Tetapi di negeri tanpa telinga, bahkan tanpa mata (meminjal judul film) sulit
melihat skala prioritas masalah. Kacamata ego membuyarkan pandangan kebenaran.
Akibatnya kursi struktur kepengurusan dan alat kelengkapan dewan di posisikan
sebagai problem prioritas, apakah ini tidak buang-buang energi. Mereka di pilih
dan dilantik untuk kerja untuk mengurus rakyat, bukan sok-sokan mewakili rakyat
hannya sebagai modus. Kita bayangkan betapa indahya jika jika adu argumen, dan
tenaga yang di kuras untuk membela kaum terdindas untuk mendapat keadilan.

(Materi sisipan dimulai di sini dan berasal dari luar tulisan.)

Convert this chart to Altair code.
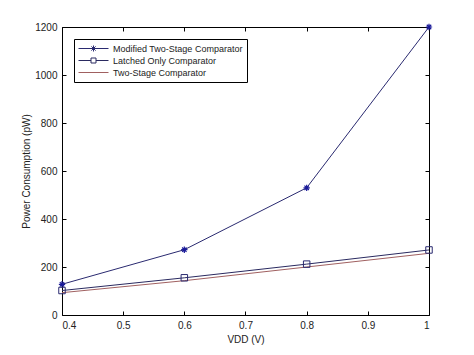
import altair as alt
import pandas as pd

vdd = [0.4, 0.6, 0.8, 1.0]
modified = [128, 272, 530, 1200]
latched = [102, 155, 212, 271]
two_stage = [93, 143, 200, 257]

series_names = ["Modified Two-Stage Comparator", "Latched Only Comparator", "Two-Stage Comparator"]
series_colors = ["#2a2a70", "#2a2a60", "#a06060"]
x_ticks = [0.4, 0.5, 0.6, 0.7, 0.8, 0.9, 1.0]
y_ticks = [0, 200, 400, 600, 800, 1000, 1200]

rows = []
for name, vals in zip(series_names, [modified, latched, two_stage]):
    for v, p in zip(vdd, vals):
        rows.append({"series": name, "vdd": v, "power": p})
df = pd.DataFrame(rows)

FONT = "Liberation Sans"

xscale = alt.Scale(domain=[0.4, 1.0], nice=False, zero=False)
yscale = alt.Scale(domain=[0, 1200], nice=False)
cscale = alt.Scale(domain=series_names, range=series_colors)

legend_paths = [
    "M-1,0H5M2,-0.6V0.6M1.4,0H2.6M1.58,-0.42L2.42,0.42M1.58,0.42L2.42,-0.42",
    "M-1,0H1.5M2.5,0H5M1.5,-0.5H2.5V0.5H1.5Z",
    "M-1,0H5",
]
leg = alt.Legend(title=None, orient="none", legendX=12, legendY=12)

x_bottom = alt.X("vdd:Q", scale=xscale, title="VDD (V)",
                 axis=alt.Axis(orient="bottom", values=x_ticks, format="~g", offset=-4,
                               tickSize=4, labelPadding=5, domain=False, grid=False,
                               titlePadding=4))
y_left = alt.Y("power:Q", scale=yscale, title="Power Consumption (pW)",
               axis=alt.Axis(orient="left", values=y_ticks, format="d", offset=-4, tickSize=4,
                             labelPadding=5, domain=False, grid=False, titlePadding=3))

lines = alt.Chart(df).mark_line(strokeWidth=1).encode(
    x=x_bottom,
    y=y_left,
    color=alt.Color("series:N", scale=cscale, sort=series_names, legend=leg),
    detail="series:N",
)

stars = alt.Chart(df).transform_filter(
    alt.datum.series == series_names[0]
).mark_point(
    shape="M-1,0H1M0,-1V1M-0.7,-0.7L0.7,0.7M-0.7,0.7L0.7,-0.7",
    size=40, filled=False, color="#1a1a99", strokeWidth=1.2, opacity=1,
).encode(x=alt.X("vdd:Q", scale=xscale, axis=None),
         y=alt.Y("power:Q", scale=yscale, axis=None))

squares = alt.Chart(df).transform_filter(
    alt.datum.series == series_names[1]
).mark_point(
    shape="square", size=42, filled=False, color="#2a2a70", strokeWidth=1, opacity=1,
).encode(x=alt.X("vdd:Q", scale=xscale, axis=None),
         y=alt.Y("power:Q", scale=yscale, axis=None))

legend_layer = alt.Chart(df).mark_point(opacity=0, filled=False).encode(
    x=alt.X("vdd:Q", scale=xscale,
            axis=alt.Axis(orient="top", values=x_ticks, labels=False, offset=-4,
                          tickSize=4, domain=False, grid=False, title=None)),
    y=alt.Y("power:Q", scale=yscale,
            axis=alt.Axis(orient="right", values=y_ticks, labels=False, offset=-4,
                          tickSize=4, domain=False, grid=False, title=None)),
    color=alt.Color("series:N", scale=cscale, sort=series_names, legend=leg),
    shape=alt.Shape("series:N", scale=alt.Scale(domain=series_names, range=legend_paths),
                    sort=series_names, legend=leg),
)

chart = alt.layer(lines, stars, squares, legend_layer).resolve_axis(
    x="independent", y="independent"
).properties(
    width=367, height=288,
    padding={"left": 62, "top": 27, "right": 45, "bottom": 40},
    autosize=alt.AutoSizeParams(type="none"),
    background="white",
).configure_view(
    stroke="#000", strokeWidth=1,
).configure_axis(
    labelFont=FONT, titleFont=FONT, labelFontSize=10, titleFontSize=10,
    titleFontWeight="normal", labelColor="#222", titleColor="#222",
    tickColor="#000", tickWidth=1,
).configure_legend(
    labelFont=FONT, labelFontSize=9, labelColor="#222",
    symbolSize=100, symbolStrokeWidth=1, symbolOpacity=1,
    strokeColor="#000", fillColor="white", padding=4,
    labelOffset=24, rowPadding=1,
)

chart.save("out.html", embed_options={"renderer": "svg", "actions": False})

Apalagi ditambah dengan demonstrasi oleh organisasi yang mengusung nama islam,
tetapi aku tidak tahu siapa yang sebenarnya mereka bela. Padahal aku juga islam
tetapi tidak pernah merasa terwakili oleh organisasi tersebut. Rakyat tak ingin
macam-macam, pemimpin yang peting bisa membawa misi leadershipnya untuk
mensejahterakan rakyat. Agama bukan jadi soal di negara demokrasi. Apalagi ada
sepanduk bertulisan "ahok musuh islam" sungguh miris rasanya, kelao
tulisanya "ahok musuh FPI" itu lebih pantas, walaupaun sebagai orang
islam kita mesti hati-hati untuk menyatan orang lain sebagai musuh, karena
islam mengajarkan manusia adalah satu keturunan artinya, satu saudara.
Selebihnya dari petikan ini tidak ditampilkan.